(Critique publiée en 2016 mais SC bug)
Je reconnais un talent de marketing musical assez irréprochable : tout est pensé pour plaire à des habitués. La production est léchée, ça sonne très actuel, et même si j'aurais aimé que la répétitivité des compositions soit mise au service d'une certaine énigme (que pouvaient rendre certains motifs musicaux), non au service d'une attitude mimée sans intuition créatrice, je reconnais que les sonorités sont à peu près agréables. Oui, agréables, malgré la prétention puante qui s'en dégage et l'absence de sens ou de propos musical pertinent à mes oreilles. Le problème c'est le choix ou plutôt l'agencement de ces sonorités.
En fait, au-delà de son aspect commercial, ce Andy Stott collection de printemps 2016 est pour moi fondamentalement insipide, et formellement il n'a aucune audace, c'est un album de chiffe-molles, du commercial pour connaisseurs, c'est-à-dire rien de plus que de la séduction pour mélomane boulimique basée sur des reproductions matérialistes de degré zéro.

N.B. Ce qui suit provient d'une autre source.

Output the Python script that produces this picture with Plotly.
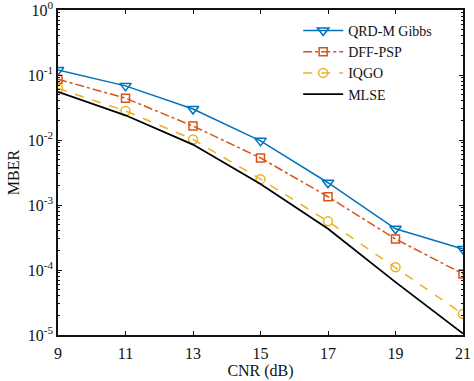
import plotly.graph_objects as go

cnr = [9, 11, 13, 15, 17, 19, 21]
qrdm_gibbs = [0.119, 0.068, 0.030, 0.0097, 0.0022, 4.3e-4, 2.1e-4]
dff_psp = [0.086, 0.044, 0.0164, 0.0053, 0.00134, 3.0e-4, 8.7e-5]
iqgo = [0.062, 0.028, 0.0102, 0.0025, 5.6e-4, 1.1e-4, 2.1e-5]
mlse = [0.055, 0.024, 0.0085, 0.0021, 4.3e-4, 6.5e-5, 1.05e-5]

x_ticks = [9, 11, 13, 15, 17, 19, 21]
y_tickvals = [1, 0.1, 0.01, 1e-3, 1e-4, 1e-5]
y_ticktext = ["10<sup>0</sup>", "10<sup>-1</sup>", "10<sup>-2</sup>",
              "10<sup>-3</sup>", "10<sup>-4</sup>", "10<sup>-5</sup>"]
y_minor = [m * 10.0 ** e for e in range(-5, 0) for m in range(2, 10)]

font = "Liberation Serif, Times New Roman, serif"
ink = "#111"

fig = go.Figure()
fig.add_trace(go.Scatter(x=cnr, y=qrdm_gibbs, name="QRD-M Gibbs", mode="lines+markers",
                         line=dict(color="#0072BD", width=1.5),
                         marker=dict(symbol="triangle-down-open", size=10, color="#0072BD",
                                     line=dict(width=1.5))))
fig.add_trace(go.Scatter(x=cnr, y=dff_psp, name="DFF-PSP", mode="lines+markers",
                         line=dict(color="#D95319", width=1.5, dash="dashdot"),
                         marker=dict(symbol="square-open", size=8, color="#D95319",
                                     line=dict(width=1.5))))
fig.add_trace(go.Scatter(x=cnr, y=iqgo, name="IQGO", mode="lines+markers",
                         line=dict(color="#EDB120", width=1.5, dash="dash"),
                         marker=dict(symbol="circle-open", size=9, color="#EDB120",
                                     line=dict(width=1.5))))
fig.add_trace(go.Scatter(x=cnr, y=mlse, name="MLSE", mode="lines",
                         line=dict(color="black", width=1.8)))

fig.update_layout(
    width=474, height=381,
    margin=dict(l=58, r=11, t=10, b=46),
    paper_bgcolor="white", plot_bgcolor="white",
    font=dict(family=font, size=16, color=ink),
    showlegend=True,
    legend=dict(x=0.593, y=0.985, xanchor="left", yanchor="top",
                bgcolor="rgba(255,255,255,0)", borderwidth=0,
                font=dict(family=font, size=14, color=ink),
                tracegroupgap=0, itemwidth=40),
    xaxis=dict(range=[9, 21], tickvals=x_ticks, ticks="inside", ticklen=4,
               tickcolor=ink, ticklabeloverflow="allow", ticklabelstandoff=3,
               automargin=False,
               showline=True, linecolor=ink, linewidth=1.5, mirror="ticks",
               showgrid=False, zeroline=False,
               title=dict(text="CNR (dB)", standoff=2, font=dict(size=16)),
               tickfont=dict(size=16)),
    yaxis=dict(type="log", range=[-5, 0], tickvals=y_tickvals, ticktext=y_ticktext,
               ticks="inside", ticklen=4, tickcolor=ink, ticklabeloverflow="allow",
               automargin=False,
               minor=dict(tickmode="array", tickvals=y_minor, ticks="inside", ticklen=2,
                          tickcolor=ink, showgrid=False),
               showline=True, linecolor=ink, linewidth=1.5, mirror="ticks",
               showgrid=False, zeroline=False,
               title=dict(text="MBER", standoff=4, font=dict(size=16)),
               tickfont=dict(size=16)),
)

fig.write_html("out.html", config={"displayModeBar": False},
               post_script="document.body.style.margin='0';document.body.style.padding='0';")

Les effets en musique c'est un peu comme le crayon en dessin, il ne suffit pas d'en avoir un pour se prétendre dessinateur ; par exemple c'est fou comme des choses parfois sensées en vaporwave ou ambient (au hasard ces vieilles descentes chromatiques sur Over) deviennent inintéressantes quand on les emploie sans réfléchir concrètement à ce qu'on crée : du second degré intelligemment employé, on passe très vite à un premier degré creux et inefficace. Bref, est-ce qu'il suffit de se donner le "mal" de recycler quelques poncifs de l'electronica bourgeoise appréciée des hipsters, en agrémentant le tout de quelques artifices de prod et d'effets par-ci par-là, pour créer quelque chose d'intéressant ? Qu'est-ce qui a été créé sur cet album, au juste ? Rien. S'employer à réutiliser les aspects les plus superficiels de la grâce ne suffit pas à y prétendre... et pourtant, Too Many Voices prétend, de la pochette aux fictions sonores proposées, il prétend beaucoup.
Le problème globalement, c'est que pour des raisons de contexte, ce genre de production sera mise en avant par la communauté mélomane qui en a une habitude suffisante pour être convaincue que ça, c'est de la bonne musique. L'éveil esthétique doit être consubstantiel à un certain éveil spirituel. J'en veux pas du tout à mes éclaireurs d'aimer ça, sincèrement, ça se comprend complètement et c'est toujours possible de céder à la séduction d'un album étiqueté en fonction de nos appétences (après tout j'aimais bien Weird Little Boy à un moment, et une voix féminine qui déraille me fera toujours de l'effet), mais ça doit se faire en conscience.